UCLA to launch task force and investigation into campus shooting

A Los Angeles Metro Police officer stands watch on the University of California, Los Angeles (UCLA) campus after it was placed on lockdown following reports of a shooter in Los Angeles, California June 1, 2016. REUTERS/Patrick T. Fallon

(Reuters) - A week after a gunman shot and killed a UCLA professor and then himself, the university has begun a security analysis of its campus and will launch a task force to ensure that lessons learned from the incident will be acted upon, a spokesman said.

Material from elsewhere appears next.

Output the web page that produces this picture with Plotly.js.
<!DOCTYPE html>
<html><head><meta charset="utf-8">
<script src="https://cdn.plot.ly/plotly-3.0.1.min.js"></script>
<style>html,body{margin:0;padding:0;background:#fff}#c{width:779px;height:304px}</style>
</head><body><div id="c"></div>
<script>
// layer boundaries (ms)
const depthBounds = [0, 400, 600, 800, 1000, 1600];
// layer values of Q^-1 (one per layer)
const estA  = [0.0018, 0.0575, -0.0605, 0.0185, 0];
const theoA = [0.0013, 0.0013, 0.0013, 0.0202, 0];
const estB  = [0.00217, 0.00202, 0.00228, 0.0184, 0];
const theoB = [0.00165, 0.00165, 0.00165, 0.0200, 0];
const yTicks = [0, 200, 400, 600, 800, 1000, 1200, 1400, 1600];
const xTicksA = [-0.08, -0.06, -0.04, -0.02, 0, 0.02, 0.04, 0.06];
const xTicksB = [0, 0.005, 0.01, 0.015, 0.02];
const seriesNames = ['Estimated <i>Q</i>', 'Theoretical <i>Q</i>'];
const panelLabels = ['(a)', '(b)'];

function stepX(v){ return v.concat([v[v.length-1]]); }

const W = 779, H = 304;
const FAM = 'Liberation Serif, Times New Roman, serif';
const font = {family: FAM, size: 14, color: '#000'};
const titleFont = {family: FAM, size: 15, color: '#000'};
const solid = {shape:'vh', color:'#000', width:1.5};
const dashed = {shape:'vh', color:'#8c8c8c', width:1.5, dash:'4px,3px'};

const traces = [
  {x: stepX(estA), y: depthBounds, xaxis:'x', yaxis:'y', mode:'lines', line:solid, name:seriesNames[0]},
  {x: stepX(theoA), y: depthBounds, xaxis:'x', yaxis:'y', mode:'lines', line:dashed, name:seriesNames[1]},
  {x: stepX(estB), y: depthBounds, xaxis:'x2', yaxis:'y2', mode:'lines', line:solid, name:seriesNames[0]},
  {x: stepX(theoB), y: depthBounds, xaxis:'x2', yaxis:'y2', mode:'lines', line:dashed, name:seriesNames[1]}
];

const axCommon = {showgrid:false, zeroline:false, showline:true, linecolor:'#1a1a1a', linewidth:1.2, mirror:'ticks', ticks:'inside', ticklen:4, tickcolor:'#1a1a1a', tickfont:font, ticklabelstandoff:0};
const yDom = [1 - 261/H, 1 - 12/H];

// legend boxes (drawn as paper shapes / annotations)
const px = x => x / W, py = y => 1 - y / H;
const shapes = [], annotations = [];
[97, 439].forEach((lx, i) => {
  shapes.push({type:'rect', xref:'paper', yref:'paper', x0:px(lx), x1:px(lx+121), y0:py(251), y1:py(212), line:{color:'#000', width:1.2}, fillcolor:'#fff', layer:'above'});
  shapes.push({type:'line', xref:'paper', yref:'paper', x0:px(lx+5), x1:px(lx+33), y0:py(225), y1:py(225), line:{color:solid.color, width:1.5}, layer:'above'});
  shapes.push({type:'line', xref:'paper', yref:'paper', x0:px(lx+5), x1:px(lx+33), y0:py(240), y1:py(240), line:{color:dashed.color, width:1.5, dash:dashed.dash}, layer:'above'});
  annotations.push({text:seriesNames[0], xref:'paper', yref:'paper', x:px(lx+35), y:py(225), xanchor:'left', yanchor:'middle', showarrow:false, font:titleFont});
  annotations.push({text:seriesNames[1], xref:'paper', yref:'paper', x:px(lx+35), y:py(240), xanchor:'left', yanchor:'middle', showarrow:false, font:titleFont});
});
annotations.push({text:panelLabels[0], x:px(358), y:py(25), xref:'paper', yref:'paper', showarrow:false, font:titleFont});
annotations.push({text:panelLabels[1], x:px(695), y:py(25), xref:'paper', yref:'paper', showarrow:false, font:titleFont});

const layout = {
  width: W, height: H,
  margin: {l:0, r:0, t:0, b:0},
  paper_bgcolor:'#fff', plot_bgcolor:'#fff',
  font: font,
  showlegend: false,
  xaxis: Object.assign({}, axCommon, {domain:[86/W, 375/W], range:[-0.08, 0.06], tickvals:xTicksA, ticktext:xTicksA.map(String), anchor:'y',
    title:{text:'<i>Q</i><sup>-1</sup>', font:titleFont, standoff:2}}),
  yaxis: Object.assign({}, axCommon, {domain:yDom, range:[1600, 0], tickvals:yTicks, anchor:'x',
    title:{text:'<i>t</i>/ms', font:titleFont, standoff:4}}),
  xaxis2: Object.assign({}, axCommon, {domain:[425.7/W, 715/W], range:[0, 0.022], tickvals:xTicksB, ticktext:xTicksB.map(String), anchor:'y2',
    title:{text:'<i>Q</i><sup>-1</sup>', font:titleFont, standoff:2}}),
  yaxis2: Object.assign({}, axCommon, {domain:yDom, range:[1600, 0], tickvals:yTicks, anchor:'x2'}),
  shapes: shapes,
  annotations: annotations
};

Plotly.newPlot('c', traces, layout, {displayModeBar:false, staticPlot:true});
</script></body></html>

Mainak Sarkar, 38, killed his wife in Minnesota and then drove to Los Angeles, where he shot engineering professor William Klug, 39, at a small office on the UCLA campus, police said. He had intended to shoot a second professor as well.

On Wednesday, the university will announce details of the analysis and task force, said spokesman Ricardo Vazquez. He did not specify issues to be studied.

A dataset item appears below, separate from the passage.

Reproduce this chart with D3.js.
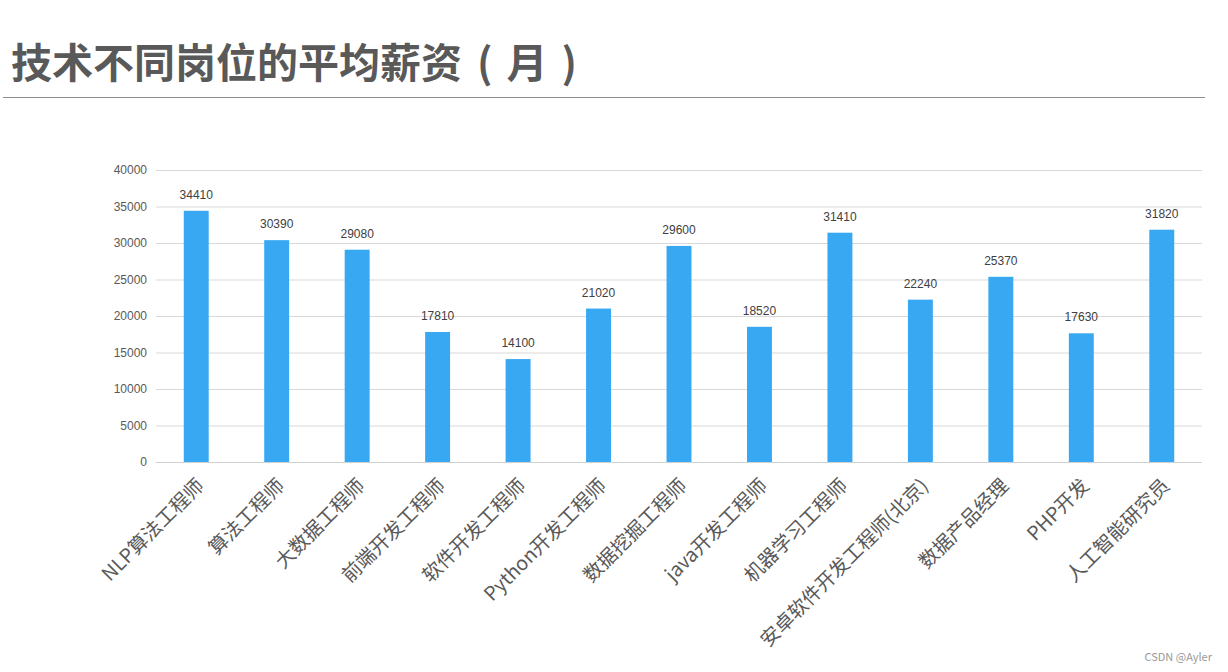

However, he and others said that among issues that might come under scrutiny is the question of whether buildings on the UCLA campus where students were forced to hide from Sarkar during a two-hour lockdown should have been equipped with doors that locked.

Because many classrooms were not equipped with locking doors, students were forced to barricade them with furniture and other items during the siege.

Vasquez detailed elements of police efforts to locate and stop Sarkar as terrified students hid, saying that UCLA campus police officers were first on the scene, soon joined by the Los Angeles Police Department and other agencies.

"In the engineering building incident, UCLA PD officers were the first responders, locating the scene of the crime, searching and securing rooms and leading the students to safety," he said.

Sarkar was armed with two 9mm pistols and multiple ammunition clips, Los Angeles Police Chief Charlie Beck said. He killed himself immediately after fatally shooting Klug, Beck said.